Fly Fishing Etiquette: Part 1

When you live in a city (Calgary) with a population closing in on the 1.5 million mark, with a fishery considered by many to be one of the finest rainbow and brown trout destinations on the planet, you’re bound to find more fisherman than you’d like to encounter. To add insult to injury, Alberta has 400 anglers per fishable lake! Compare this to other Canadian provinces like Saskatewan or British Columbia that have 2 anglers per fishable lake. It pains me just to think about it. However, that doesn’t mean we all can’t get along. Here are few ways anglers can avoid anger and frustration on the water:



Talk to other anglers you dummies! What prompted me to write about this was a fellow fly fisherman who took it upon himself to walk out into the water directly where I was casting to (and where the fish were). After hollering and screaming at him he eventually moved out of the hole and off downstream somewhere. However, all he would have had to do was speak with me before walking out into the water and we could have come to some sort of resolution. In all my years of fly fishing, I have yet to have a negative interaction with another angler who has come to speak with me if I was fishing before them. In fact, this often leads to meeting awesome, like-minded people, who want to get to know you better. Some of the best conversations I’ve had were river side with strangers, exchanging flies and stories about what was working and what wasn’t. So, the next time you’re not the first to arrive at a hole, don’t be that “guy” who just ignores those on the water. Go talk with that person who was early to rise and let them know your plan!


Don’t be a Johnny water hog. Seriously. If you arrive late, that’s your problem, not the dude/gal who got to the water first. If you’re not willing to talk with that person to let them know your plan, it’s time to put a big distance between them and yourself. If you’re on the river, take note of where they are heading and go in the opposite direction. Or, if that isn’t an option, go several miles past where they are fishing to allow them the holes they want. This is best done when informing that fisherman, but I bet there are some of you out there too scared to order a pizza. I doubt you’d want to talk to someone face to face. A good tip when you know other anglers will show up after you’ve arrived is to put a sign on the inside of your vehicle’s window indicating whether you went up or down stream. This can prevent any further confusion of which way you headed to fish.


Yup, that’s right, explore. If you’re one of those people who hate running into other anglers, go to places you know they won’t. This means getting out of your comfort zone and start exploring new and less traveled waters. This could be in the form of smaller tributaries, which often are overlooked, or driving further than most fair weather fishermen are willing to do.

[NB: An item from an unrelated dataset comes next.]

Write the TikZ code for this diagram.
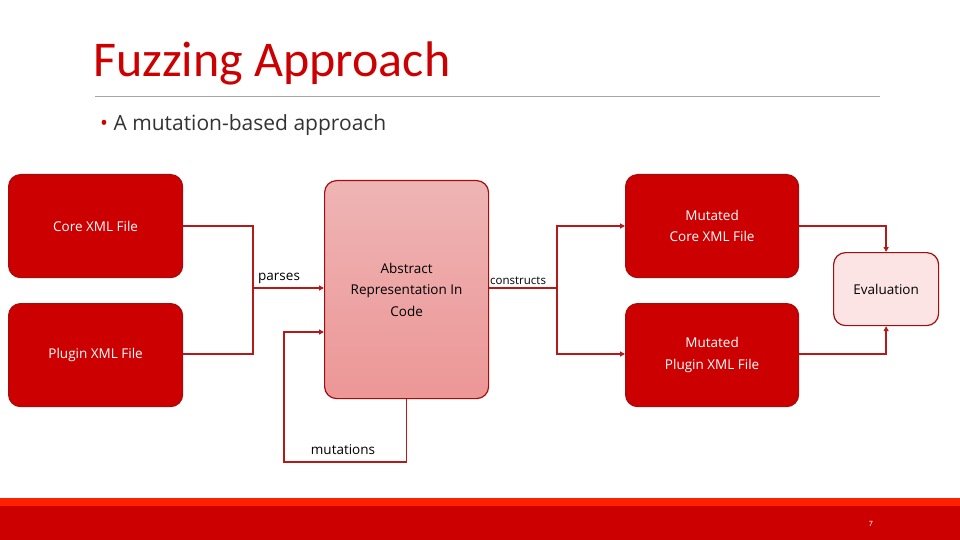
\documentclass[tikz,border=0pt]{standalone}
\usepackage{fontspec}
\setmainfont{Carlito}
\newfontfamily\osans{Open Sans}
\usetikzlibrary{arrows.meta}
\definecolor{dred}{HTML}{CC0000}
\definecolor{bred}{HTML}{A50C0C}
\definecolor{lred}{HTML}{B41A1A}
\definecolor{absf}{HTML}{EBA7A7}
\definecolor{evf}{HTML}{FCE4E4}
\begin{document}
\begin{tikzpicture}[x=1pt,y=-1pt,
 box/.style={draw=bred,line width=1.2pt,fill=dred,rounded corners=12pt,text=white,align=center,font=\osans\fontsize{13.5}{21.5}\selectfont,anchor=north west},
 conn/.style={draw=lred,line width=1.5pt},
 arr/.style={conn,-{Triangle[length=5pt,width=5pt]}},
 lab/.style={font=\osans\fontsize{13.5}{16}\selectfont,inner sep=0pt}]
\useasboundingbox (0,0) rectangle (960,540);
\fill[white] (0,0) rectangle (960,540);
\node[anchor=base west,inner sep=0pt,text=dred,font=\fontsize{50}{54}\selectfont] (title) at (93,77) {Fuzzing Approach};
\draw[gray!70,line width=0.6pt] (95,96) -- (880,96);
\node[anchor=base west,inner sep=0pt,font=\osans\fontsize{21}{24}\selectfont,text=black!80] (bul) at (100,131) {\textcolor{dred}{•} A mutation-based approach};
\fill[red!75!orange] (0,498) rectangle (960,506);
\fill[dred] (0,506) rectangle (960,540);
\node[text=white,font=\fontsize{8}{9}\selectfont] (pg) at (871,524) {7};
% boxes
\node[box,minimum width=174pt,minimum height=103pt] (core) at (8,174) {Core XML File};
\node[box,minimum width=174pt,minimum height=103pt] (plug) at (8,303) {Plugin XML File};
\node[box,minimum width=164pt,minimum height=218pt,fill=absf,top color=absf!85!white,bottom color=absf!90!red,text=black] (abs) at (324,180) {Abstract\\Representation In\\Code};
\node[box,minimum width=173pt,minimum height=103pt] (mcore) at (625,174) {Mutated\\Core XML File};
\node[box,minimum width=173pt,minimum height=103pt] (mplug) at (625,303) {Mutated\\Plugin XML File};
\node[box,minimum width=105pt,minimum height=73pt,fill=evf,text=black] (eval) at (833,252) {Evaluation};
% connectors
\coordinate (j1) at (253,288);
\coordinate (j2) at (557,288);
\draw[conn] (core.east |- 0,226) -| (j1) |- (plug.east |- 0,354);
\draw[arr] (j1) -- (abs.west |- j1);
\node[lab,anchor=base west] (parses) at (258,280) {parses};
\draw[arr] (abs.south) |- (284,462) |- (abs.west |- 0,332);
\node[lab,anchor=base] (mut) at (343,454) {mutations};
\draw[conn] (abs.east |- j2) -- (j2);
\node[lab,anchor=base west,font=\osans\fontsize{11.5}{12}\selectfont] (cons) at (490,284) {constructs};
\draw[arr] (j2) |- (mcore.west |- 0,226);
\draw[arr] (j2) |- (mplug.west |- 0,354);
\draw[arr] (mcore.east |- 0,226) -| (eval.north);
\draw[arr] (mplug.east |- 0,354) -| (eval.south);
\end{tikzpicture}
\end{document}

Do yourself a favor and pull up Google Earth and start searching for new waters to fish that others wouldn’t consider. I can’t explain how many times I’ve found a piece of water that held unbelievable fish that most wouldn’t even consider fishing. If you’re going to be fishing popular water, you better be ready to run into other anglers. So, don’t be a dick about it.


Seriously, you don’t own the water. These popular destinations aren’t “your zones,” bud. Time to get over yourself and start to realize that other people love this wonderful sport. You can spend your day cursing under your breath about how some jerk off is fishing your spot, when in reality you can’t lay claim to what isn’t yours. What you can do is stop being negative and become a steward for fly fishing. Go talk to that dude fishing your spot and ask him or her how the fishing has been. Give them tips on what’s worked in the past and what you were thinking about doing. Hell, even see if you can fish with them. I guarantee you will have much better time chatting with a new fishing friend than grumbling under your voice about people you don’t even know.

Honestly, it’s high time we fly fishermen take a long look in the mirror. We think we hold some sort of special place in the universe, that all things fish related belongs to us. However, there are millions of people just like you and I who love to fly fish and use it as an escape from the daily grind of life. Do yourself and others a favor and stop thinking you’re better than anyone else, because you’re not. Stop frowning and start smiling! We are the luckiest people on earth to be able to do something we are so passionate about. Spread that passion, not the bullshit.